Seed Commons has roots in the frustrations that Red Emma’s went through several years ago, when the co-op needed financing for a move to a new location. Already an established business with deposits held at several banks, Red Emma’s went to all of them, and none was willing to finance on terms that worked for the co-op. So they hatched a plan instead to create what they eventually named Seed Commons, bringing together worker co-op incubators and loan funds in cities across the country.

Most Seed Commons network loans are small, a few thousand dollars in working capital here or maybe $15,000 or $20,000 to build out a food truck there. It’s strategic — insulating the cooperatives from larger debt until they are up and running or until they have more experience operating and managing themselves. As the co-ops grow and repay earlier loans, second or third loans tend to be larger amounts.

The Seed Commons network also makes its loans using royalty-based financing — which it likes to call “non-extractive financing.” It means that the borrowers make payments as a percentage of monthly profits — if there’s no profit in a given month, they don’t need to make a loan payment. Not only is it extremely friendly for the underlying borrower, it also means the local loan funds are strongly incentivized to provide adequate incubation and other support to ensure the success of the underlying co-ops.
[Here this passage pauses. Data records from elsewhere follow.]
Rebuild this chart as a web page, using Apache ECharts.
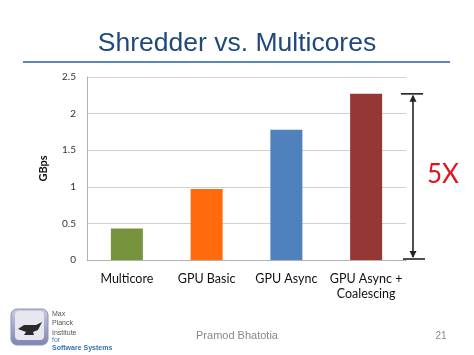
<!DOCTYPE html>
<html><head><meta charset="utf-8">
<script src="https://cdn.jsdelivr.net/npm/echarts@6/dist/echarts.min.js"></script>
<style>html,body{margin:0;padding:0;background:#fff}#c{width:474px;height:355px}</style>
</head><body><div id="c"></div>
<script>
const categories = ['Multicore', 'GPU Basic', 'GPU Async', 'GPU Async +\nCoalescing'];
const values = [0.43, 0.97, 1.78, 2.27];
const barColors = ['#77933C', '#FF6A0D', '#4F81BD', '#953735'];
const yTicks = [0, 0.5, 1, 1.5, 2, 2.5];
const titleText = 'Shredder vs. Multicores';
const yName = 'GBps';
const speedupText = '5X';

const chart = echarts.init(document.getElementById('c'), null, {renderer: 'canvas'});
const font = 'Lato, "Open Sans", sans-serif';
chart.setOption({
  animation: false,
  backgroundColor: '#fff',
  title: {
    text: titleText, left: 'center', top: 25,
    textStyle: {fontFamily: 'Liberation Sans, Arial, sans-serif', fontSize: 26.5, fontWeight: 'normal', color: '#1F497D'}
  },
  grid: {left: 87, right: 68, top: 77, bottom: 95, containLabel: false},
  xAxis: {
    type: 'category', data: categories,
    axisLine: {lineStyle: {color: '#B0B0B0', width: 1}},
    axisTick: {show: false},
    axisLabel: {fontFamily: font, fontSize: 12.5, color: '#111', margin: 11, lineHeight: 15, interval: 0}
  },
  yAxis: {
    type: 'value', min: yTicks[0], max: yTicks[yTicks.length - 1], interval: 0.5,
    name: yName, nameLocation: 'middle', nameGap: 38, nameRotate: 90,
    nameTextStyle: {fontFamily: font, fontSize: 11, fontWeight: 'bold', color: '#111'},
    axisLine: {show: true, lineStyle: {color: '#B0B0B0'}},
    axisTick: {show: false},
    axisLabel: {fontFamily: font, fontSize: 10, color: '#333', margin: 11},
    splitLine: {lineStyle: {color: '#D0D0D0', width: 1}}
  },
  series: [{
    type: 'bar', barWidth: 32,
    data: values.map((v, i) => ({value: v, itemStyle: {color: barColors[i]}}))
  }]
});

function drawExtras() {
  const top = chart.convertToPixel({gridIndex: 0}, [categories.length - 1, values[values.length - 1]]);
  const bot = chart.convertToPixel({gridIndex: 0}, [categories.length - 1, 0]);
  const gridRight = 474 - 68;
  const ax = gridRight + 7;
  const y1 = top[1], y2 = bot[1] - 1;
  chart.setOption({
    graphic: [
      {type: 'line', shape: {x1: 23, y1: 62, x2: 450, y2: 62}, style: {stroke: '#5B87B8', lineWidth: 2}},
      {type: 'line', shape: {x1: ax, y1: y1 + 2, x2: ax, y2: y2 - 2}, style: {stroke: '#222', lineWidth: 1.6}},
      {type: 'line', shape: {x1: ax - 12, y1: y1, x2: ax + 10, y2: y1}, style: {stroke: '#222', lineWidth: 1.6}},
      {type: 'line', shape: {x1: ax - 10, y1: y2, x2: ax + 12, y2: y2}, style: {stroke: '#222', lineWidth: 1.6}},
      {type: 'polygon', shape: {points: [[ax, y1 + 1], [ax - 3.5, y1 + 8], [ax + 3.5, y1 + 8]]}, style: {fill: '#222'}},
      {type: 'polygon', shape: {points: [[ax, y2 - 1], [ax - 3.5, y2 - 8], [ax + 3.5, y2 - 8]]}, style: {fill: '#222'}},
      {type: 'text', x: ax + 14, y: (y1 + y2) / 2 - 2, style: {text: speedupText, fill: '#E0141E', fontFamily: font, fontSize: 26, textVerticalAlign: 'middle'}},
      // logo
      {type: 'rect', shape: {x: 11, y: 309, width: 37, height: 36, r: 6},
        style: {fill: new echarts.graphic.LinearGradient(0, 0, 0, 1, [{offset: 0, color: '#C9CBE0'}, {offset: 1, color: '#7F83B8'}]), stroke: '#8D90B8'}},
      {type: 'rect', shape: {x: 15, y: 311, width: 29, height: 29, r: 4}, style: {fill: '#E6E7EF'}},
      {type: 'polygon', shape: {points: [[18, 329], [24, 325], [36, 325], [42, 322], [38, 330], [33, 332], [34, 335], [24, 335], [26, 332]]}, style: {fill: '#2A2A2A'}},
      {type: 'text', x: 52, y: 309, style: {text: 'Max\nPlanck\nInstitute', fill: '#555', fontFamily: 'Liberation Sans, sans-serif', fontSize: 7, lineHeight: 9.5}},
      {type: 'text', x: 52, y: 337, style: {text: 'for', fill: '#4A7FB5', fontFamily: 'Liberation Sans, sans-serif', fontSize: 7}},
      {type: 'text', x: 52, y: 345, style: {text: 'Software Systems', fill: '#3A73B0', fontFamily: 'Liberation Sans, sans-serif', fontSize: 7, fontWeight: 'bold'}},
      {type: 'text', x: 237, y: 336, style: {text: 'Pramod Bhatotia', fill: '#888', fontFamily: 'Liberation Sans, sans-serif', fontSize: 11, textAlign: 'center', textVerticalAlign: 'middle'}},
      {type: 'text', x: 441, y: 336, style: {text: '21', fill: '#888', fontFamily: 'Liberation Sans, sans-serif', fontSize: 10, textAlign: 'center', textVerticalAlign: 'middle'}}
    ]
  });
}
drawExtras();
</script>
</body></html>
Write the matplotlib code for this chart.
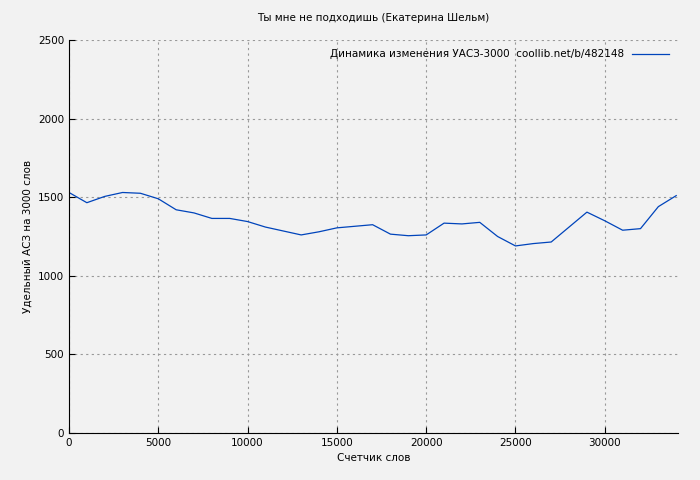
import matplotlib.pyplot as plt

words = list(range(0, 35000, 1000))
values = [1530, 1465, 1505, 1530, 1525, 1490, 1420, 1400, 1365, 1365,
          1345, 1310, 1285, 1260, 1280, 1305, 1315, 1325, 1265, 1255,
          1260, 1335, 1330, 1340, 1250, 1190, 1205, 1215, 1310, 1405,
          1350, 1290, 1300, 1440, 1510]

fig = plt.figure(figsize=(7, 4.8), dpi=100)
fig.patch.set_facecolor('#f2f2f2')
ax = fig.add_axes([69/700, 47/480, 609/700, 393/480])
ax.set_facecolor('#f2f2f2')
ax.plot(words, values, color='#0044bb', lw=0.9,
        label='Динамика изменения УАСЗ-3000  coollib.net/b/482148')
ax.set_xlim(0, 34100)
ax.set_ylim(0, 2500)
ax.set_xticks(range(0, 35000, 5000))
ax.set_yticks(range(0, 2501, 500))
ax.spines['top'].set_visible(False)
ax.spines['right'].set_visible(False)
ax.grid(True, color='#999999', linestyle=(0, (2, 3)), lw=0.8)
ax.tick_params(labelsize=7.5, direction='in', length=4)
ax.set_xlabel('Счетчик слов', fontsize=7.5)
ax.set_ylabel('Удельный АСЗ на 3000 слов', fontsize=7.5)
ax.set_title('Ты мне не подходишь (Екатерина Шельм)', fontsize=7.5, pad=14)
leg = ax.legend(loc='upper right', fontsize=7.5, frameon=False, markerfirst=False, handlelength=3.5)
fig.savefig('out.png', dpi=100, facecolor=fig.get_facecolor())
“Creating your own loan fund, all of the compliance issues, all of the fundraising, all of the challenges, we couldn’t believe how much it would take,” says Kristen Barker, executive director of Co-op Cincy, a Seed Commons member in Cincinnati. “We were founded in 2011 and we wanted to start making loans to worker co-ops ourselves but we just put it on the backburner until the opportunity to join Seed Commons.”

Co-op Cincy to date has made 13 loans totaling nearly $300,000 to worker-owned cooperatives and their members in Cincinnati. The largest was a $130,000 loan to Our Harvest, a worker-owned urban farm cooperative just across the river in Newport, Kentucky.